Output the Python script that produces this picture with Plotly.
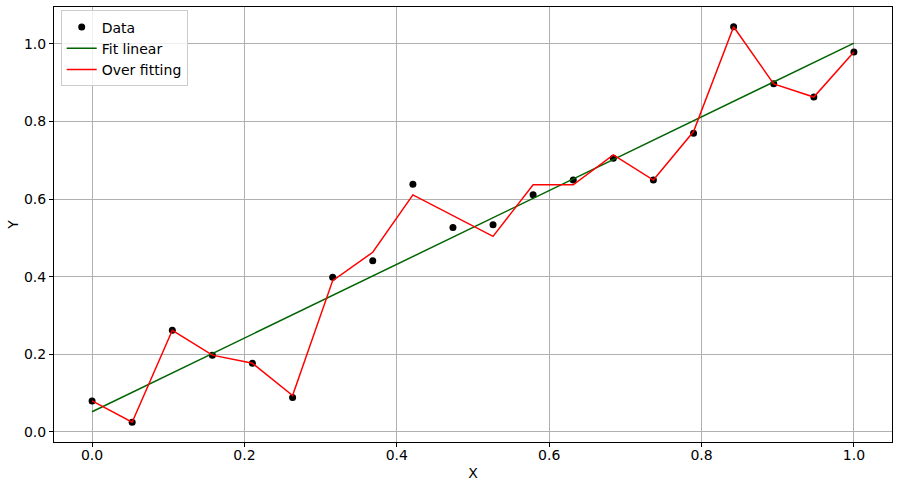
import plotly.graph_objects as go


x_data = [0.0, 0.0526, 0.1053, 0.1579, 0.2105, 0.2632, 0.3158, 0.3684, 0.4211, 0.4737,
          0.5263, 0.5789, 0.6316, 0.6842, 0.7368, 0.7895, 0.8421, 0.8947, 0.9474, 1.0]
y_data = [0.080, 0.025, 0.262, 0.198, 0.177, 0.089, 0.399, 0.441, 0.638, 0.527,
          0.534, 0.611, 0.649, 0.705, 0.649, 0.770, 1.044, 0.897, 0.863, 0.979]

fit_x = [0.0, 1.0]
fit_y = [0.052, 1.002]

over_y = [0.080, 0.025, 0.262, 0.198, 0.177, 0.094, 0.390, 0.463, 0.611, 0.557,
          0.504, 0.637, 0.637, 0.714, 0.649, 0.774, 1.044, 0.897, 0.863, 0.979]

tick_vals = [0.0, 0.2, 0.4, 0.6, 0.8, 1.0]
tick_text = ["0.0", "0.2", "0.4", "0.6", "0.8", "1.0"]

fig = go.Figure()

fig.add_trace(go.Scatter(x=x_data, y=y_data, mode="markers", name="Data",
                         marker=dict(color="black", size=7)))
fig.add_trace(go.Scatter(x=fit_x, y=fit_y, mode="lines", name="Fit linear",
                         line=dict(color="darkgreen", width=1.5)))
fig.add_trace(go.Scatter(x=x_data, y=over_y, mode="lines", name="Over fitting",
                         line=dict(color="red", width=1.5)))

axis_style = dict(showgrid=True, gridcolor="#b0b0b0", gridwidth=0.8,
                  zeroline=False, showline=True, linecolor="black", linewidth=1,
                  mirror=True, ticks="outside", ticklen=4, tickcolor="black",
                  tickvals=tick_vals, ticktext=tick_text, automargin=False,
                  tickfont=dict(size=14, color="black"))

fig.update_xaxes(range=[-0.05, 1.05], ticklabelstandoff=-4,
                 title=dict(text="X", font=dict(size=14, color="black"), standoff=6),
                 **axis_style)
fig.update_yaxes(range=[-0.0258, 1.095],
                 title=dict(text="Y", font=dict(size=14, color="black"), standoff=2),
                 **axis_style)

fig.update_layout(width=898, height=488,
                  margin=dict(l=54, r=6, t=7, b=46),
                  plot_bgcolor="white", paper_bgcolor="white",
                  font=dict(family="DejaVu Sans", size=14, color="black"),
                  legend=dict(x=0.008, y=0.992, xanchor="left", yanchor="top",
                              bgcolor="rgba(255,255,255,0.8)", bordercolor="#cccccc",
                              borderwidth=1, font=dict(size=14)))

# page body has a default 8px margin, drop it so the figure sits at the corner
fig.write_html("out.html", config={"displayModeBar": False},
               post_script="document.body.style.margin = '0';")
§ §
§ Stated task:
Reproduce every line precisely as given, omitting all pictures.

§ Answer to the exercise:
Output the Python script that produces this picture with Plotly.
import plotly.graph_objects as go


x_data = [0.0, 0.0526, 0.1053, 0.1579, 0.2105, 0.2632, 0.3158, 0.3684, 0.4211, 0.4737,
          0.5263, 0.5789, 0.6316, 0.6842, 0.7368, 0.7895, 0.8421, 0.8947, 0.9474, 1.0]
y_data = [0.080, 0.025, 0.262, 0.198, 0.177, 0.089, 0.399, 0.441, 0.638, 0.527,
          0.534, 0.611, 0.649, 0.705, 0.649, 0.770, 1.044, 0.897, 0.863, 0.979]

fit_x = [0.0, 1.0]
fit_y = [0.052, 1.002]

over_y = [0.080, 0.025, 0.262, 0.198, 0.177, 0.094, 0.390, 0.463, 0.611, 0.557,
          0.504, 0.637, 0.637, 0.714, 0.649, 0.774, 1.044, 0.897, 0.863, 0.979]

tick_vals = [0.0, 0.2, 0.4, 0.6, 0.8, 1.0]
tick_text = ["0.0", "0.2", "0.4", "0.6", "0.8", "1.0"]

fig = go.Figure()

fig.add_trace(go.Scatter(x=x_data, y=y_data, mode="markers", name="Data",
                         marker=dict(color="black", size=7)))
fig.add_trace(go.Scatter(x=fit_x, y=fit_y, mode="lines", name="Fit linear",
                         line=dict(color="darkgreen", width=1.5)))
fig.add_trace(go.Scatter(x=x_data, y=over_y, mode="lines", name="Over fitting",
                         line=dict(color="red", width=1.5)))

axis_style = dict(showgrid=True, gridcolor="#b0b0b0", gridwidth=0.8,
                  zeroline=False, showline=True, linecolor="black", linewidth=1,
                  mirror=True, ticks="outside", ticklen=4, tickcolor="black",
                  tickvals=tick_vals, ticktext=tick_text, automargin=False,
                  tickfont=dict(size=14, color="black"))

fig.update_xaxes(range=[-0.05, 1.05], ticklabelstandoff=-4,
                 title=dict(text="X", font=dict(size=14, color="black"), standoff=6),
                 **axis_style)
fig.update_yaxes(range=[-0.0258, 1.095],
                 title=dict(text="Y", font=dict(size=14, color="black"), standoff=2),
                 **axis_style)

fig.update_layout(width=898, height=488,
                  margin=dict(l=54, r=6, t=7, b=46),
                  plot_bgcolor="white", paper_bgcolor="white",
                  font=dict(family="DejaVu Sans", size=14, color="black"),
                  legend=dict(x=0.008, y=0.992, xanchor="left", yanchor="top",
                              bgcolor="rgba(255,255,255,0.8)", bordercolor="#cccccc",
                              borderwidth=1, font=dict(size=14)))

# page body has a default 8px margin, drop it so the figure sits at the corner
fig.write_html("out.html", config={"displayModeBar": False},
               post_script="document.body.style.margin = '0';")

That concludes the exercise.